| PROBLEM DETAILS |
Copy out all lines of the records in which the word "this" appears.

| PROVIDED RECORDS |

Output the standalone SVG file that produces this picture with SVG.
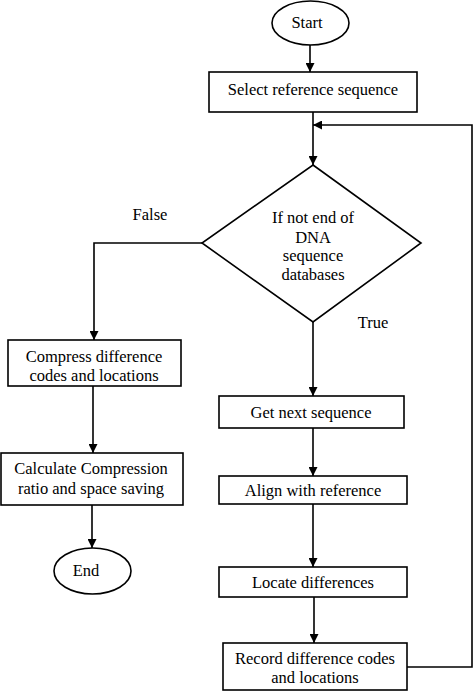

* * *

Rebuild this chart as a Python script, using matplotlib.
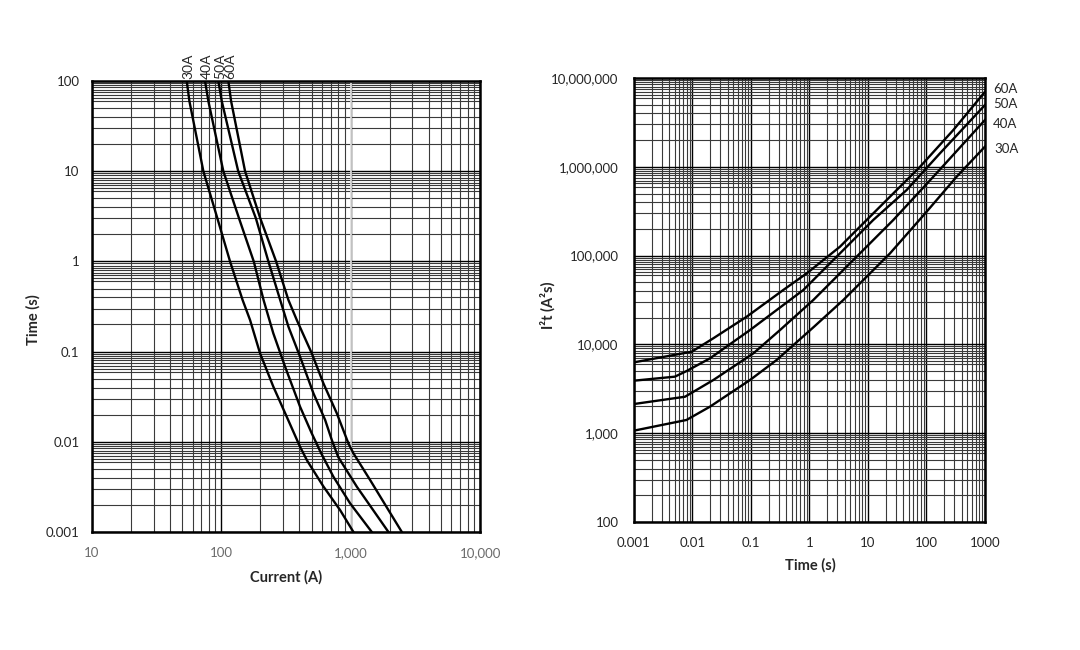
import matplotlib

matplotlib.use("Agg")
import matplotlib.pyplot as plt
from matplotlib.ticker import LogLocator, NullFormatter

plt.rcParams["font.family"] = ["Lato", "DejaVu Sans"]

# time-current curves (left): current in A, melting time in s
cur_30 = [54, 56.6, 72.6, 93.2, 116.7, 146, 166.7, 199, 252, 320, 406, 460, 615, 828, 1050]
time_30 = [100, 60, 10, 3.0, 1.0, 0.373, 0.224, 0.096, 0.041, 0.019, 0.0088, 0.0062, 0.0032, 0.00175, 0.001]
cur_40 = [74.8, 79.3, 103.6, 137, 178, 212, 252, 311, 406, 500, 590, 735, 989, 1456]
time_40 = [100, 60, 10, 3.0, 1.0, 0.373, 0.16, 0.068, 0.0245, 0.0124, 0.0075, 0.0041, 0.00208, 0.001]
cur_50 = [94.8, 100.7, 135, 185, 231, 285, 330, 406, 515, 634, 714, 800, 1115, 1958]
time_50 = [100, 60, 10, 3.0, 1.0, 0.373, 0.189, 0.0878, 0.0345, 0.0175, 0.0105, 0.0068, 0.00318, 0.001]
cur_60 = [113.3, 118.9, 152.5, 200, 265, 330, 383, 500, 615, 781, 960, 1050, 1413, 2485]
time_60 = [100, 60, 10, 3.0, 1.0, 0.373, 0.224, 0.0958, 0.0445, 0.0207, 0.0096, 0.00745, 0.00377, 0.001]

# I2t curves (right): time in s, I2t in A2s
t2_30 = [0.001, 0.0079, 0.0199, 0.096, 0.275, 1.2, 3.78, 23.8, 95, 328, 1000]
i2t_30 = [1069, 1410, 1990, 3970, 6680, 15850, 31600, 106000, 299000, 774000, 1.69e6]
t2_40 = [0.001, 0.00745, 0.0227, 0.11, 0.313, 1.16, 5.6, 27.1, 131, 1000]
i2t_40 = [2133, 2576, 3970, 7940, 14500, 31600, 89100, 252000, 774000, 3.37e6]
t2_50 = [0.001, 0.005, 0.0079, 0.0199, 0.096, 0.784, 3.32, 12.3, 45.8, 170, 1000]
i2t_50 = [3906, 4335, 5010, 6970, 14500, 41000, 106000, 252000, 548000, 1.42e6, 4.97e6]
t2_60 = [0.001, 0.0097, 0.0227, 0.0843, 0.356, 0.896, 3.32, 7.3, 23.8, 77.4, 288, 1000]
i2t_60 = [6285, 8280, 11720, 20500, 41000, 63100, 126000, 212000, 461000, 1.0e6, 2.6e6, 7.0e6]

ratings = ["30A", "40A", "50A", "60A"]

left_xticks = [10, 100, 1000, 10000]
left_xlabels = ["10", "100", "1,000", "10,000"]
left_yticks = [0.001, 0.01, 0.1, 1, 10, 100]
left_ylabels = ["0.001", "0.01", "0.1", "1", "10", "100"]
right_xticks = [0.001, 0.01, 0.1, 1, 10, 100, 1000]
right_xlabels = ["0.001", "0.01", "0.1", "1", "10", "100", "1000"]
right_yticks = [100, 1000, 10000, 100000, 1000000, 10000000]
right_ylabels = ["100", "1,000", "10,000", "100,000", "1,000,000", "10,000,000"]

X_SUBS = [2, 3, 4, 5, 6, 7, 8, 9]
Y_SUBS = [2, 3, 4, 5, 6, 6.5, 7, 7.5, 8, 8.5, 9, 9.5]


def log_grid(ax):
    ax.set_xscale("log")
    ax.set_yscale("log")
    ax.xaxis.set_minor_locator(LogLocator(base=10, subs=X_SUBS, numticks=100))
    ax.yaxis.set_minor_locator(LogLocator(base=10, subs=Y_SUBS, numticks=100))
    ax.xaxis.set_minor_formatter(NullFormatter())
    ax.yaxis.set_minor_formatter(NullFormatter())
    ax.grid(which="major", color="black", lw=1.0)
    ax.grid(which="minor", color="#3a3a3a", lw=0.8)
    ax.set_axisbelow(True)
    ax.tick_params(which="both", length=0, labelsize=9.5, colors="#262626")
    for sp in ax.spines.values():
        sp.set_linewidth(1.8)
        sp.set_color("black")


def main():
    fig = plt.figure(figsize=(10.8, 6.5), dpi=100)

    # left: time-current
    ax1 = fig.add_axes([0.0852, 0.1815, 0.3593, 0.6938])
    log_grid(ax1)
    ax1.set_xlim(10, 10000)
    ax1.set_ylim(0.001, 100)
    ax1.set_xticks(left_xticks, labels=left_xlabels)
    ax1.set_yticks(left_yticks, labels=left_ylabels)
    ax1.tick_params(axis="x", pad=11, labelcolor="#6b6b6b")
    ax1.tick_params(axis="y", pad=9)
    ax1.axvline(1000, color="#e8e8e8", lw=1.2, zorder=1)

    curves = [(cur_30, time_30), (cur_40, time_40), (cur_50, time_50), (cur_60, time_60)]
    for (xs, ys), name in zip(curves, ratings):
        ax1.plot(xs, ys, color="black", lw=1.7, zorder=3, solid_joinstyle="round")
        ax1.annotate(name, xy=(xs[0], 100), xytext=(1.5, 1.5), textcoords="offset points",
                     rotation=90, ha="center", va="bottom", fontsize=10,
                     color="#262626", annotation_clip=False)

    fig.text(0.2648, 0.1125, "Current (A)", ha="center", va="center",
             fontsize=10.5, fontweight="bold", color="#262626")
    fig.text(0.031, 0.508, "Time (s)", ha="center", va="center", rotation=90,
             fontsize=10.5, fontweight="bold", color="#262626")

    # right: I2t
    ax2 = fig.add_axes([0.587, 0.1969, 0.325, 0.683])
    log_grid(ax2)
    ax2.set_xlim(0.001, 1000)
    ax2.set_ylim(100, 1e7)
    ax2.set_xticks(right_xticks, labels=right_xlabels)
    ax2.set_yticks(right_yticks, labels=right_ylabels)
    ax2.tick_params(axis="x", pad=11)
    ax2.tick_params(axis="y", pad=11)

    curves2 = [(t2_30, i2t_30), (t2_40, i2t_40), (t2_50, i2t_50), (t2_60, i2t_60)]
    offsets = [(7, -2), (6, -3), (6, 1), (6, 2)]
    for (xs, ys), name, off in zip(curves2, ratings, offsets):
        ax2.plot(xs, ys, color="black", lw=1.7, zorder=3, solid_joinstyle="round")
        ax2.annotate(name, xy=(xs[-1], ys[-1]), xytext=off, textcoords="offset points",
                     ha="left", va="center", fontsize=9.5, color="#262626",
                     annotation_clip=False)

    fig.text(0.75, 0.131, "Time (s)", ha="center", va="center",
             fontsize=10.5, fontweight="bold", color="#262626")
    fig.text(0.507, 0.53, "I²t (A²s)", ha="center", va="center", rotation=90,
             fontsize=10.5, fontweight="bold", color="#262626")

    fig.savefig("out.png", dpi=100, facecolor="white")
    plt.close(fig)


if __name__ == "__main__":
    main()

| RIGHT ANSWER |
Output the standalone SVG file that produces this picture with SVG.
Rebuild this chart as a Python script, using matplotlib.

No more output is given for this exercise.